The final two five-bit sections, 00000 and 00001, are register Operands that designate the source register X0 and the destination register X1, respectively. Each register in the CPU is assigned a unique binary address, and these fields specify which hardware storage locations are involved in the calculation. This direct, one-to-one mapping between the Opcode, the Operands, and the binary bit pattern is what makes machine code the final, directly executable form of a program.
The Role of Instruction Sets and Architecture
The specific binary pattern used in the addition example is not universal, as machine code is fundamentally dependent on the processor’s Instruction Set Architecture (ISA). The ISA is the engineering specification that defines the set of all instructions and the format for their binary encoding that a particular family of processors understands. Machine code compiled for one ISA, such as the x86 architecture, is incompatible with the machine code for another ISA, like the ARM architecture found in most smartphones.

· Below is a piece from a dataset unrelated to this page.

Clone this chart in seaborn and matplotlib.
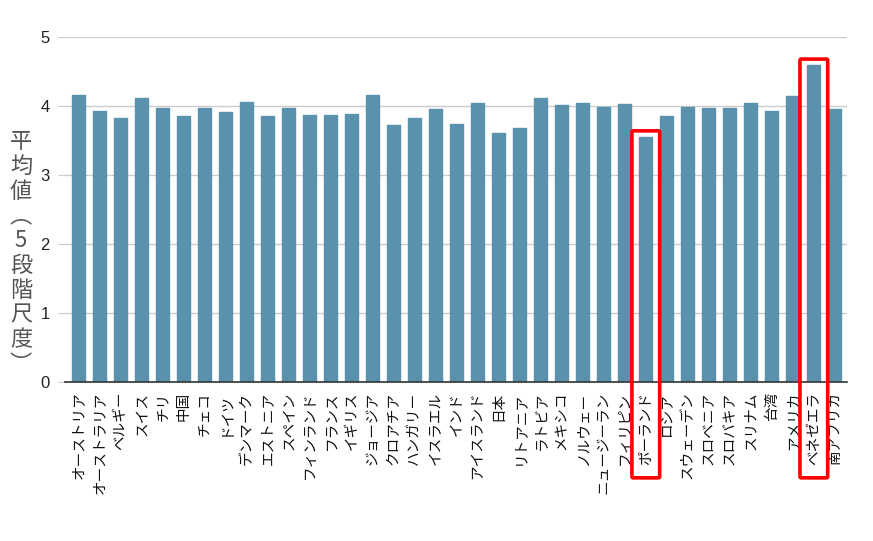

This divergence in instruction sets is categorized by two design philosophies: Complex Instruction Set Computing (CISC) and Reduced Instruction Set Computing (RISC). CISC architectures, exemplified by x86, feature a large and varied set of instructions. A single CISC instruction can perform multiple complex operations, often with variable instruction lengths, aiming to simplify the job of the compiler.
Conversely, RISC architectures, like ARM, utilize a smaller, streamlined set of simple instructions, typically of fixed length, with each instruction completing only one basic operation. This design shifts the complexity from the hardware to the software, requiring the compiler to break down complex tasks into multiple simple instructions. The simplicity of RISC instructions allows for faster, more predictable execution and often lower power consumption, which is an advantage for mobile devices.
From High-Level Source to Final Machine Code
The process of generating machine code from a program written in a human-friendly language, like C++ or Java, involves a sequence of specialized software tools. The journey begins with the Compiler, which translates the high-level source code into an intermediate language, often assembly code, before generating object files containing machine code. The compiler optimizes the code for speed and efficiency, ensuring the resulting binary instructions make the best use of the target processor’s architecture.
Once the compiler has created these object files, the Linker takes over to complete the process. A program often relies on external code libraries or functions from other object files. The linker combines all these separate machine code components, resolving any references between them and organizing them into a single, executable file.
This final executable file contains all the necessary machine code instructions, along with metadata that tells the operating system how to load it into memory for execution. While languages like Python use an interpreter to translate and execute code line-by-line during runtime, even interpreted programs ultimately rely on the interpreter itself being a compiled program that executes its functions using the underlying machine code of the CPU.